Our core IAM developer members are continuing their work on refining their concepts, to resolve the contentious issues in these presentations, and will validate them with members as the work progresses, to produce a White Paper capturing these concepts in a manner which uses defined terminology in a consistent manner, and so sets a standard for defining effective IAM requirements that meet the needs for IAM in the Cloud and open-network (de-perimeterized) environments. We aim for the resulting White Paper to be a stable platform from which effective Identity Management and Access Management solutions can be developed, and call in adoption of applicable existing standards as well as identify gaps in coverage by standards of common components of the solution space.
ISM3 Technical Standard
The ISM3 draft standard is now available for company review. The review period starts on July 26 and closes on August 22. Members reviewed the recent changes (those made over the past two months) to the document, in particular the addition of the Implementing ISM3 chapter and the commentary Appendix on how ISM3 and ISO 27000 coexist.
Thoughts on promoting ISM3 when we launch it as our ISM3 standard (assuming it successfully completes company review) include involving Open Group marketing, IPR from the ISM3 Consortium, and a program of Webcasts running ISM3 tutorials and related user-experience broadcasts. An action was accepted to draw up a marketing strawman for review and development in preparation for the launch of ISM3.
In parallel with the company review, we will also consider best-value follow-up project development work to support adoption and growth of ISM3 in the marketplace.
Architecting for Uncertainty
Following up a request for a workshop with the RT&ES Forum to explore in detail the underlying concepts of a proposal aired by a member of the Security Forum for a new direction termed “Architecting for Uncertainty and Variance”, that member led a workshop (joint with the RT&ES Forum) in which he presented the concepts, which were appropriately aired and debated. Members left the workshop with a better understanding of the concepts and a willingness to evaluate its proposals, with a view to arriving at a conclusion on their view of it as a valid approach for architecting security. The outcome from this conclusion will influence how we take this concept forward.
Cloud/SOA Security
In a joint meeting session with the Cloud Computing “Cloud/SOA Security” Work Group, two members from this Work Group reviewed a presentation summarizing the goals, planned deliverables, and progress on developing this Work Group's deliverables. The outcomes contributed to members' awareness of progress in this joint project and added interest in participating.
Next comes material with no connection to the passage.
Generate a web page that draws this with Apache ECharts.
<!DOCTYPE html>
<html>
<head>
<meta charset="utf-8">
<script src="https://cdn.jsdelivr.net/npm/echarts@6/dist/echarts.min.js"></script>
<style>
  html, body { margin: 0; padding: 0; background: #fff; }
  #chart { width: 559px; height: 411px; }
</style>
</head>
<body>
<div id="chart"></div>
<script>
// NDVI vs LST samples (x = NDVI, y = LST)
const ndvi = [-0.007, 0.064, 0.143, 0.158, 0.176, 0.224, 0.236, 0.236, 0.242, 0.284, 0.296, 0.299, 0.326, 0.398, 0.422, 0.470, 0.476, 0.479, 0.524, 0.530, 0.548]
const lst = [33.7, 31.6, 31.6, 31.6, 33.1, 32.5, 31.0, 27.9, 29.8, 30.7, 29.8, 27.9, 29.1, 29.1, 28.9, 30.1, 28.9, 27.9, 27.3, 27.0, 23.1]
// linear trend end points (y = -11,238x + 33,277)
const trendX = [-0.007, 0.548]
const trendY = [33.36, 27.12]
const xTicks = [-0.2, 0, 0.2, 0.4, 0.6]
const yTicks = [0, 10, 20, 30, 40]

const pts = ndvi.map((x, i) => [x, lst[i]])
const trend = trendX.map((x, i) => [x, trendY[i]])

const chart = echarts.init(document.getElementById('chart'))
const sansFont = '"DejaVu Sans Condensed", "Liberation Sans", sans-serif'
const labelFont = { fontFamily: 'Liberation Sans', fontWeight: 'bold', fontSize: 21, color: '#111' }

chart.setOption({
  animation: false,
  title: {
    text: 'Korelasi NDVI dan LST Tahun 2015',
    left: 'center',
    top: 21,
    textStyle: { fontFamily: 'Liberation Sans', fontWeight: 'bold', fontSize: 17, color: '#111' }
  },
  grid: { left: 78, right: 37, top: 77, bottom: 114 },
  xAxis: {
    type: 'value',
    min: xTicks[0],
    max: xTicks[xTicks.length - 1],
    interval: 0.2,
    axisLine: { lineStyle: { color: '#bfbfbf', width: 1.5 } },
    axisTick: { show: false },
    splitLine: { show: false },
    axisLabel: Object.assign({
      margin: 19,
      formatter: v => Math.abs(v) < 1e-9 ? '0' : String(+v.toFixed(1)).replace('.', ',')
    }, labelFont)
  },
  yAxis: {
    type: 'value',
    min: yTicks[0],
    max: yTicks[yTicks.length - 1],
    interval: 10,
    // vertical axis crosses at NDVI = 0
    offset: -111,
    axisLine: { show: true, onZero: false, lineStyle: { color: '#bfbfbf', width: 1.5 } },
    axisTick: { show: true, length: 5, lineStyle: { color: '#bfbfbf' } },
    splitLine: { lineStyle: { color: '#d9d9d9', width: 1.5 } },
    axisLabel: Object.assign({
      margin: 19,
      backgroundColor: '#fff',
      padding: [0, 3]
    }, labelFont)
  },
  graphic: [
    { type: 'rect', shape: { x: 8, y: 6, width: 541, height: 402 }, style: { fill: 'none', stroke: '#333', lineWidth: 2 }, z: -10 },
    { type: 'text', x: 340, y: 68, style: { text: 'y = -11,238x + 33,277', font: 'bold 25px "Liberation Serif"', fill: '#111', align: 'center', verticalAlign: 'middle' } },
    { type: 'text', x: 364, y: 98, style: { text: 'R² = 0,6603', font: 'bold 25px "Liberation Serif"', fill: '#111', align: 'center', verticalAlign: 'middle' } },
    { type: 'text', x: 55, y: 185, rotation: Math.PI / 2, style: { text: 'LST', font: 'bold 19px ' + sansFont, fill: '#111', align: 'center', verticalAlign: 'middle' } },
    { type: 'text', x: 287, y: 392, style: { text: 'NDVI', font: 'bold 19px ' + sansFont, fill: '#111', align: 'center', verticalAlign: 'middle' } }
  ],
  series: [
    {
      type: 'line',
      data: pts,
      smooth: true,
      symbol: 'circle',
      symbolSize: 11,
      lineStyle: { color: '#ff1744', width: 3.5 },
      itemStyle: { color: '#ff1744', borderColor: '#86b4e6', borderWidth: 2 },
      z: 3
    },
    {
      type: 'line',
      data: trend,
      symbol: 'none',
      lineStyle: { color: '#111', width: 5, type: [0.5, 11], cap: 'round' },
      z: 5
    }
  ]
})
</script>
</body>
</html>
Enterprise Security Architecture (ESA) Guide
The web page for this project, including the project Charter specifying background information, objectives and deliverables, and the latest ESA draft document, are all available from the project web site. Our consultant editor Gunnar Peterson and our Open Group member project manager joined this meeting session via conference call. They conducted members through all the updated areas of the base document, noting areas for further change and update that will result in an ESA Update draft that is acceptable for submission to formal review leading to approval for publication as a Technical Guide. The target for progressing this updated ESA Guide to completion is to finalize the draft within two weeks, perform the formal review over the required three-week period, and so aim to be in a position to request approval to publish by mid-September 2010.
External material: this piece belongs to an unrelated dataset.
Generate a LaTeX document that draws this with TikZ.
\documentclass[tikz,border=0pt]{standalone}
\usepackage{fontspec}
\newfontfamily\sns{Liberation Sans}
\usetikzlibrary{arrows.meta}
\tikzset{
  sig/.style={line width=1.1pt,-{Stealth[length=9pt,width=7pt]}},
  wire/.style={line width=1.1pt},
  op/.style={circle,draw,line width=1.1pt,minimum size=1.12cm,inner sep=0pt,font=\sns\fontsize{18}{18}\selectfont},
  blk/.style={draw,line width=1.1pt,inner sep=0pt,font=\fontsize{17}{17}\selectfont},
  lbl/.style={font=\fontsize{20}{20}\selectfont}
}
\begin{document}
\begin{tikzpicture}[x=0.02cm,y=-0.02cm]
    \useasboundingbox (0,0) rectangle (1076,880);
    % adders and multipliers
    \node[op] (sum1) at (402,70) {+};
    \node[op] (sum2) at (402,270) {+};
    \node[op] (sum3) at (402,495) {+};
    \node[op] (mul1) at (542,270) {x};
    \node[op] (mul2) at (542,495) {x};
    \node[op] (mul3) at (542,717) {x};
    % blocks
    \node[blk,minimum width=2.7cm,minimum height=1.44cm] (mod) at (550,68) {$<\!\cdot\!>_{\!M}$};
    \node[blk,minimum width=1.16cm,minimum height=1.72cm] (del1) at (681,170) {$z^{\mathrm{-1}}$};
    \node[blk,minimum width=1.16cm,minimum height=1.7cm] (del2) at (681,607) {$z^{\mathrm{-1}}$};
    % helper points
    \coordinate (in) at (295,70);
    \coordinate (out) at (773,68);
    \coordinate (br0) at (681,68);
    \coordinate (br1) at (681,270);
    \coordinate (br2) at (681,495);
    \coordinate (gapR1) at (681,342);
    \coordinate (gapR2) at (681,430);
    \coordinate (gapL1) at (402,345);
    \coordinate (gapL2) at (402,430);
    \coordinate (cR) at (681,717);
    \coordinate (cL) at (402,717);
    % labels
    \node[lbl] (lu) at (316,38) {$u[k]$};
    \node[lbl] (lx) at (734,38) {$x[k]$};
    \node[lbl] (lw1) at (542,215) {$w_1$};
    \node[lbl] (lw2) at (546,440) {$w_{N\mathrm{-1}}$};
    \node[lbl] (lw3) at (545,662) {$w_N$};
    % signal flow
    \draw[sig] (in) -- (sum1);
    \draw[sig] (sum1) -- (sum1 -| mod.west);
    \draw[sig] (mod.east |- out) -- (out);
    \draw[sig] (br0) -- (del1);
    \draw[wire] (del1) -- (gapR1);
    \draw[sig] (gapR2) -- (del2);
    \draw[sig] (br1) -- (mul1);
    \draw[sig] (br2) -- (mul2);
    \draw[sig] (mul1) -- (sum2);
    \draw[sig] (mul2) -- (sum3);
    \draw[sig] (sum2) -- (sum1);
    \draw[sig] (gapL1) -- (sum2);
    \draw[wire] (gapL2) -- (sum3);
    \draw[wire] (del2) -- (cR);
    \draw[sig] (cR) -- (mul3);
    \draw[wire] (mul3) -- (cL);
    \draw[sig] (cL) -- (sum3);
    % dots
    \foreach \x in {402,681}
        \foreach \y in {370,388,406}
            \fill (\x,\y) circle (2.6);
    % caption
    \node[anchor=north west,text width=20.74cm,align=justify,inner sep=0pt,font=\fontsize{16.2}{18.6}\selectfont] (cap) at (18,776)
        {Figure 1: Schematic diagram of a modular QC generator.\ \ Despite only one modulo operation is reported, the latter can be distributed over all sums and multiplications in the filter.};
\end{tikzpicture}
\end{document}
Secure Mobile Architecture
This was a joint meeting with the RT&ES Forum, whose members share a joint interest in developing a Secure Mobile Architecture standard, based on developing the SMA Technical Study which was published in February 2004. In a joint RT&ES-Security Forums meeting on November 16-18, 2009, members of these two forums began joint work on a project aimed at analyzing the real requirements and audience(s) for an SMA standard. The draft Charter, key descriptive presentations outlining the project objectives, and latest draft standard, are all available to members from the SMA project web page.
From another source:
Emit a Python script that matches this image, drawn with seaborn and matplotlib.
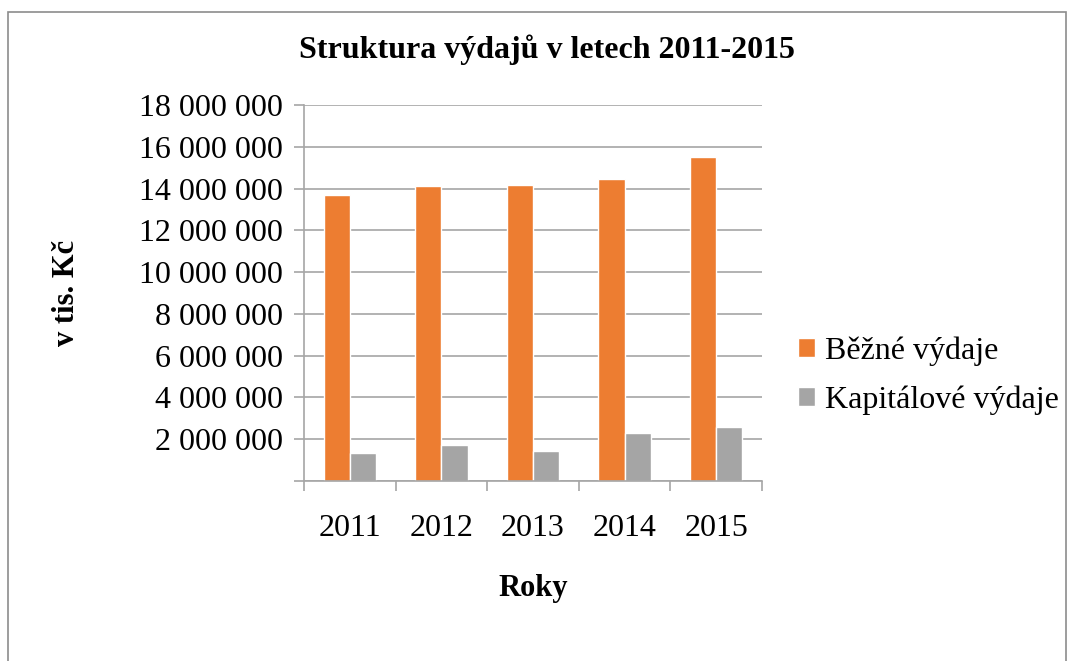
"""Struktura výdajů v letech 2011-2015 - grouped bar chart."""
import matplotlib

matplotlib.use("Agg")

import matplotlib.pyplot as plt
import pandas as pd
import seaborn as sns
from matplotlib.patches import Rectangle
from matplotlib.ticker import FuncFormatter, FixedLocator

years = ["2011", "2012", "2013", "2014", "2015"]
bezne = [13_710_000, 14_100_000, 14_180_000, 14_480_000, 15_520_000]
kapitalove = [1_340_000, 1_720_000, 1_430_000, 2_300_000, 2_580_000]
series_names = ["Běžné výdaje", "Kapitálové výdaje"]
colors = ["#ED7D31", "#A5A5A5"]

df = pd.DataFrame({
    "Rok": years * 2,
    "Hodnota": bezne + kapitalove,
    "Řada": [series_names[0]] * len(years) + [series_names[1]] * len(years),
})

sns.set_style("white")
plt.rcParams["font.family"] = ["Liberation Serif", "DejaVu Serif"]
# plain black text like the original office chart
plt.rcParams.update({
    "text.color": "black",
    "axes.labelcolor": "black",
    "xtick.labelcolor": "black",
    "ytick.labelcolor": "black",
})

fig = plt.figure(figsize=(10.75, 6.61), dpi=100)
ax = fig.add_axes([304 / 1075, 1 - 481 / 661, (762 - 304) / 1075, (481 - 105) / 661])

sns.barplot(data=df, x="Rok", y="Hodnota", hue="Řada", palette=colors,
            width=0.57, ax=ax, saturation=1, gap=0)

grid_color = "#A6A6A6"
ax.set_ylim(0, 18_000_000)
ax.set_yticks(range(0, 18_000_001, 2_000_000))
ax.yaxis.set_major_formatter(
    FuncFormatter(lambda v, _: "" if v == 0 else f"{int(v):,}".replace(",", " ")))
ax.set_xlim(-0.5, len(years) - 0.5)
ax.yaxis.grid(True, color=grid_color, linewidth=1.2)
ax.set_axisbelow(True)

for side in ["top", "right"]:
    ax.spines[side].set_visible(False)
for side in ["left", "bottom"]:
    ax.spines[side].set_color(grid_color)
    ax.spines[side].set_linewidth(1.2)

ax.tick_params(axis="y", which="major", length=7, color=grid_color, width=1.2,
               labelsize=23, pad=8, left=True, labelcolor="black")
ax.tick_params(axis="x", which="major", length=0, labelsize=23, pad=24,
               labelcolor="black")
ax.xaxis.set_minor_locator(FixedLocator([i - 0.5 for i in range(len(years) + 1)]))
ax.tick_params(axis="x", which="minor", length=7, color=grid_color, width=1.2,
               bottom=True)

ax.set_xlabel("Roky", fontsize=22, fontweight="bold", labelpad=22, color="black")
ax.set_ylabel("v tis. Kč", fontsize=22, fontweight="bold", labelpad=42, color="black")
ax.set_title("Struktura výdajů v letech 2011-2015", fontsize=23,
             fontweight="bold", pad=34, color="black", x=0.531)

handles, labels = ax.get_legend_handles_labels()
leg = ax.legend(handles, labels, loc="center left", bbox_to_anchor=(1.015, 0.28),
                frameon=False, fontsize=23, handlelength=0.55, handleheight=0.55,
                handletextpad=0.3, labelspacing=0.6)
for text in leg.get_texts():
    text.set_color("black")

fig.patches.append(Rectangle((8 / 1075, -0.05), (1066 - 8) / 1075, 1.05 - 12 / 661,
                             transform=fig.transFigure, fill=False,
                             edgecolor="#8C8C8C", linewidth=1.2))

fig.savefig("out.png", dpi=100)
Members reviewed the latest SMA v0.6 draft standard – available to members from our project web site - and feedback was noted for updating it.
A number of members then volunteered action to contribute further work and write-ups for incorporation into the SMA draft. The project leader and Open Group Security Forum director will coordinate these actions, with the aim of compiling an SMA draft standard that is 90% populated by the start of the next Open Group conference in Amsterdam (October 18-22, 2010).